**Classifying Exoplanets: Exploring NASA's Kepler Space Observatory Dataset**

Space has always beckoned humanity to explore its depths. One of the most fascinating subjects in astronomical research is exoplanets, planets that orbit stars beyond our solar system. Examining exoplanets gives insight into planetary formation and evolution, critical information when searching for habitable planets.

The Kepler Space Observatory, a NASA space telescope for finding exoplanets, has analyzed thousands of planets, especially ones that are roughly Earth-sized and located within the habitable zones of their parent stars. From 2009 to 2018, Kepler revolutionized our understanding of extrasolar systems by cross-checking previous observations of exoplanets and labeling them as confirmed planets, candidates, or false positives.
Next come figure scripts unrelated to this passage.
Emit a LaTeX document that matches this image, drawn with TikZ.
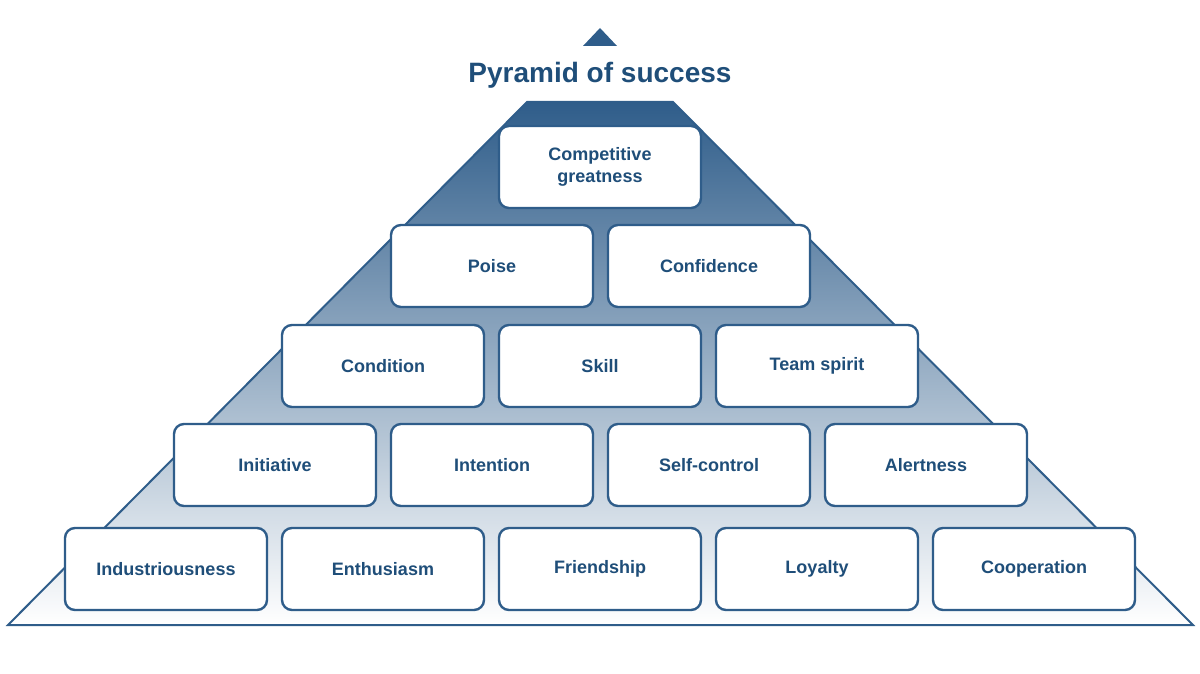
\documentclass[tikz,border=0pt]{standalone}
\usepackage{fontspec}
\setmainfont{Liberation Sans}
\definecolor{navy}{HTML}{1F4E79}
\definecolor{edgeblue}{HTML}{2F5D8A}
\tikzset{
  brick/.style={draw=edgeblue, line width=1.2pt, fill=white, rounded corners=5pt,
    minimum width=101pt, minimum height=41pt, align=center, text=navy,
    font=\fontsize{9}{11}\selectfont\bfseries, inner sep=0pt}
}
\begin{document}
\begin{tikzpicture}[x=0.5pt,y=-0.5pt]
        \useasboundingbox (0,0) rectangle (1200,674);
        \shade[top color=edgeblue, bottom color=white, draw=edgeblue, line width=1pt]
          (527,102) -- (673,102) -- (1193,625) -- (8,625) -- cycle;
        \fill[edgeblue] (600,28) -- (617,46) -- (583,46) -- cycle;
        \node[text=navy, font=\fontsize{14}{16}\selectfont\bfseries] (title) at (600,75) {Pyramid of success};

        % top
        \node[brick] (greatness) at (600,167) {Competitive\\greatness};
        % row two
        \node[brick] (poise) at (492,266) {Poise};
        \node[brick] (confidence) at (709,266) {Confidence};
        % row three
        \node[brick] (condition) at (383,366) {Condition};
        \node[brick] (skill) at (600,366) {Skill};
        \node[brick] (teamspirit) at (817,366) {Team spirit};
        % row four
        \node[brick] (initiative) at (275,465) {Initiative};
        \node[brick] (intention) at (492,465) {Intention};
        \node[brick] (selfcontrol) at (709,465) {Self-control};
        \node[brick] (alertness) at (926,465) {Alertness};
        % base
        \node[brick] (industriousness) at (166,569) {Industriousness};
        \node[brick] (enthusiasm) at (383,569) {Enthusiasm};
        \node[brick] (friendship) at (600,569) {Friendship};
        \node[brick] (loyalty) at (817,569) {Loyalty};
        \node[brick] (cooperation) at (1034,569) {Cooperation};
\end{tikzpicture}
\end{document}
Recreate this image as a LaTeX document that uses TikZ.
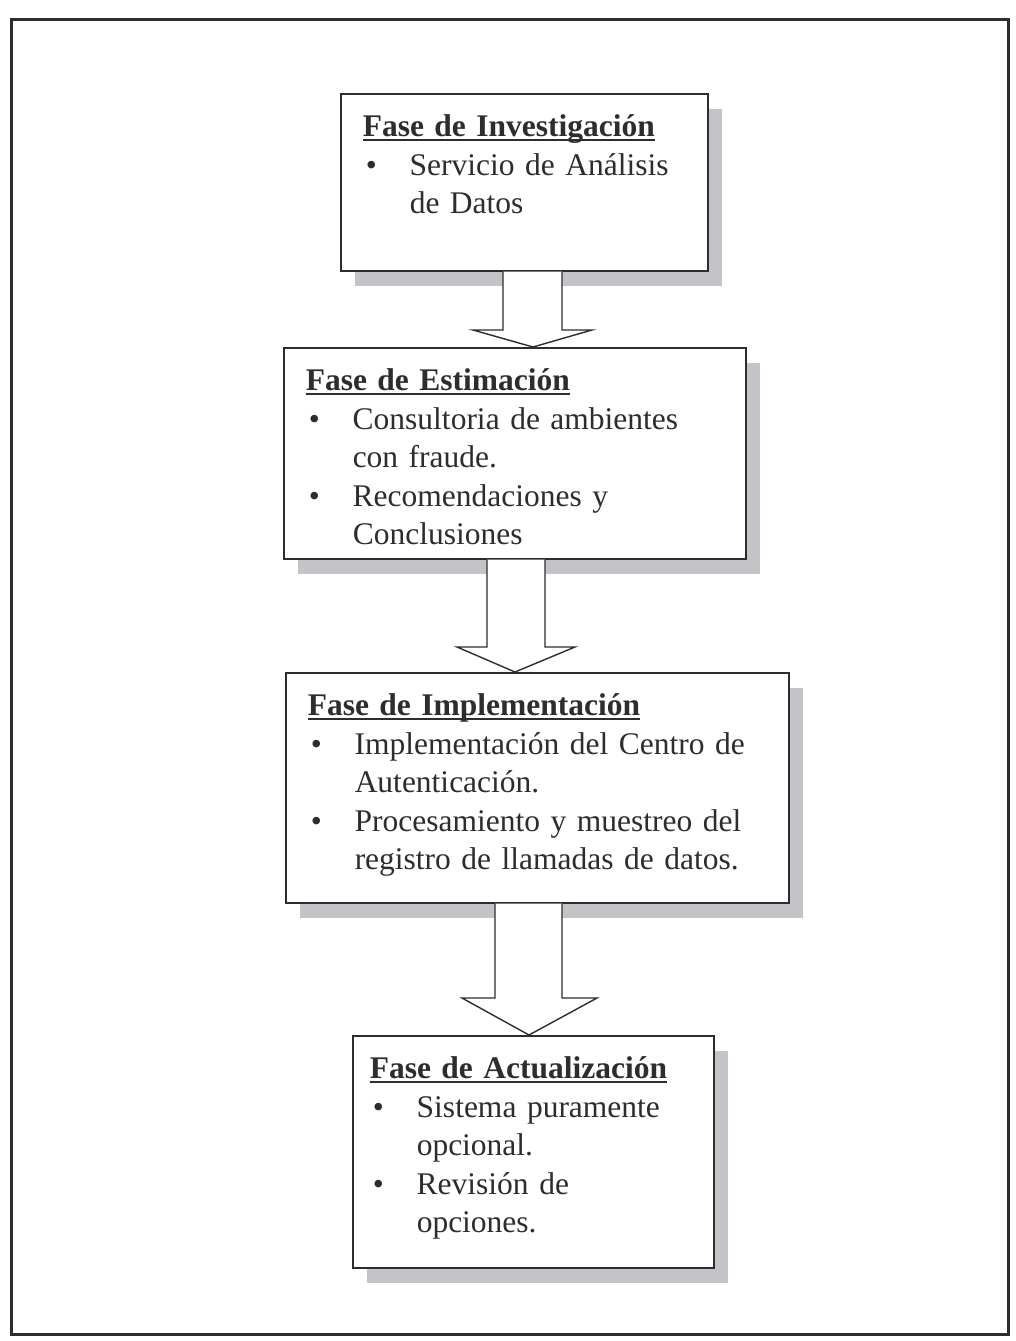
\documentclass[tikz,border=0pt]{standalone}
\usepackage{fontspec}
\setmainfont{Liberation Serif}
\usetikzlibrary{shadows, calc}
\definecolor{tinta}{RGB}{45, 45, 45}
\definecolor{sombra}{RGB}{196, 196, 200}
\newcommand\titulo[1]{\setbox0\hbox{\bfseries #1}\rlap{\rule[-4pt]{\wd0}{1.8pt}}\box0}
\newcommand\vineta{\hspace*{3pt}\textbullet}
\tikzset{
  faseBox/.style={
    draw=tinta,
    line width=1.5pt,
    fill=white,
    anchor=north west,
    inner xsep=22pt,
    inner ysep=16pt,
    text height=27pt,
    align=left,
    font=\fontsize{31.5}{38.5}\selectfont\color{tinta},
    drop shadow={shadow xshift=14pt, shadow yshift=-15pt, fill=sombra, draw=none, opacity=1}
  },
  flechaBloque/.style={
    draw=tinta,
    line width=1.4pt,
    fill=white,
    line join=miter
  },
  marco/.style={
    draw=tinta,
    line width=3pt
  }
}

\begin{document}
\begin{tikzpicture}[x=1pt, y=-1pt]
  \useasboundingbox (0,0) rectangle (1015,1341);
  \draw[marco] (11,19) rectangle (1008,1334);
  % Fases
  \node[faseBox, text width=323pt, text depth=118pt] (b1) at (340,93) {%
    \begin{tabular}[t]{@{}p{47pt}@{}l@{}}
      \multicolumn{2}{@{}l@{}}{\titulo{Fase de Investigación}}\\
      \vineta & Servicio de Análisis\\
              & de Datos
    \end{tabular}};
  \node[faseBox, text width=418pt, text depth=152pt] (b2) at (283,347) {%
    \begin{tabular}[t]{@{}p{47pt}@{}l@{}}
      \multicolumn{2}{@{}l@{}}{\titulo{Fase de Estimación}}\\
      \vineta & Consultoria de ambientes\\
              & con fraude.\\
      \vineta & Recomendaciones y\\
              & Conclusiones
    \end{tabular}};
  \node[faseBox, text width=459pt, text depth=171pt] (b3) at (285,672) {%
    \begin{tabular}[t]{@{}p{47pt}@{}l@{}}
      \multicolumn{2}{@{}l@{}}{\titulo{Fase de Implementación}}\\
      \vineta & Implementación del Centro de\\
              & Autenticación.\\
      \vineta & Procesamiento y muestreo del\\
              & registro de llamadas de datos.
    \end{tabular}};
  \node[faseBox, inner xsep=17pt, text width=327pt, text depth=173pt] (b4) at (352,1035) {%
    \begin{tabular}[t]{@{}p{47pt}@{}l@{}}
      \multicolumn{2}{@{}l@{}}{\titulo{Fase de Actualización}}\\
      \vineta & Sistema puramente\\
              & opcional.\\
      \vineta & Revisión de\\
              & opciones.
    \end{tabular}};
  % Flechas de bloque
  \draw[flechaBloque] (503,0 |- b1.south) -- (503,330) -- (473,330) -- (533,0 |- b2.north)
    -- (592,330) -- (562,330) -- (562,0 |- b1.south);
  \draw[flechaBloque] (487,0 |- b2.south) -- (487,647) -- (457,647) -- (515,0 |- b3.north)
    -- (575,647) -- (545,647) -- (545,0 |- b2.south);
  \draw[flechaBloque] (495,0 |- b3.south) -- (495,998) -- (462,998) -- (529,0 |- b4.north)
    -- (597,998) -- (562,998) -- (562,0 |- b3.south);
\end{tikzpicture}
\end{document}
Our primary question is: *Can we accurately classify celestial bodies as exoplanets based on their observed characteristics using the Kepler exoplanet dataset?*

Our project will analyze the NASA Kepler exoplanet dataset from the Kepler Telescope. This dataset contains details about celestial objects, including their radius, transit, stellar luminosity, and other essential attributes. By analyzing this dataset, we hope to develop a predictive model that discerns exoplanets from other extrasolar entities, furthering our understanding of the universe.

In [2]:
library(tidyverse)
library(repr)
library(tidymodels)
options(repr.matrix.max.rows = 6)
source('tests.R')
source('cleanup.R')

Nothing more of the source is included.